2. **Adding Up All the X-parts and Y-parts:**
* **Total X-part:** 0 N + 40.0 N + 0 N + (-40.0 N) + 25.0 N = 25.0 N
* (Notice how the 40.0 N right and 40.0 N left cancel each other out! That makes it easier.)
* **Total Y-part:** 60.0 N + 0 N + (-80.0 N) + 0 N + 43.3 N = 60.0 N - 80.0 N + 43.3 N = -20.0 N + 43.3 N = 23.3 N

3. **Finding the Result of the First Five Forces:**
* So, all five forces combined act like one big force that is 25.0 N to the right and 23.3 N up.
* To find its total strength (magnitude), we can imagine a right triangle where the sides are 25.0 N and 23.3 N. The long side (hypotenuse) is the total strength! We use something called the Pythagorean theorem for this:
* Magnitude = √( (25.0 N)² + (23.3 N)² )
* Magnitude = √( 625 + 542.89 )
* Magnitude = √( 1167.89 ) ≈ 34.17 N

4. **Finding the Sixth Force for Equilibrium:**
* "Equilibrium" means everything balances out, so the total push/pull ends up being zero. If the first five forces result in a push of 34.17 N (25.0 N right and 23.3 N up), then the sixth force needs to be *exactly opposite* to cancel it out.
* So, the sixth force must be 25.0 N to the LEFT and 23.3 N DOWN.
* Its magnitude (strength) will be the same: approximately 34.2 N.

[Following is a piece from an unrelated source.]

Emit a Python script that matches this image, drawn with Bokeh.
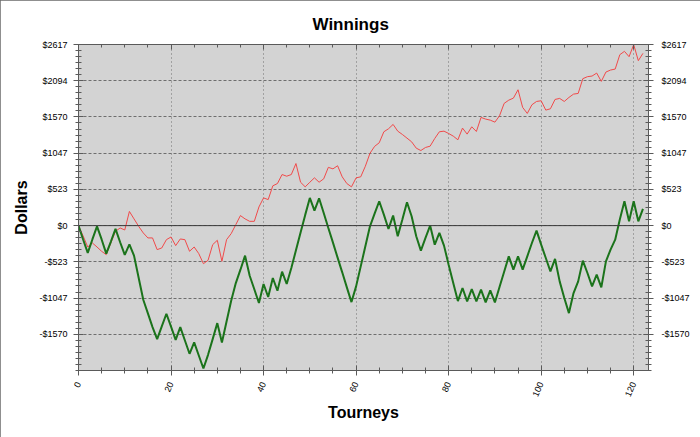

5. **Finding the Direction of the Sixth Force:**
* Since our sixth force is 25.0 N left and 23.3 N down, it's pointing towards the bottom-left.
* We can find its angle! Imagine that right triangle again, but this time with the force pointing left and down. The angle inside the triangle (from the negative X-axis downwards) can be found using the tangent (opposite/adjacent):
* tan(angle) = 23.3 / 25.0 = 0.932
* Angle (from negative X-axis) = arctan(0.932) ≈ 43.0°
* In physics, we usually measure angles counter-clockwise from the positive X-axis. Since our force is in the bottom-left (third quadrant), we add 180° to our angle:
* Direction = 180° + 43.0° = 223.0°

So, the sixth force needed to make everything perfectly balanced is about 34.2 N, pushing towards 223 degrees!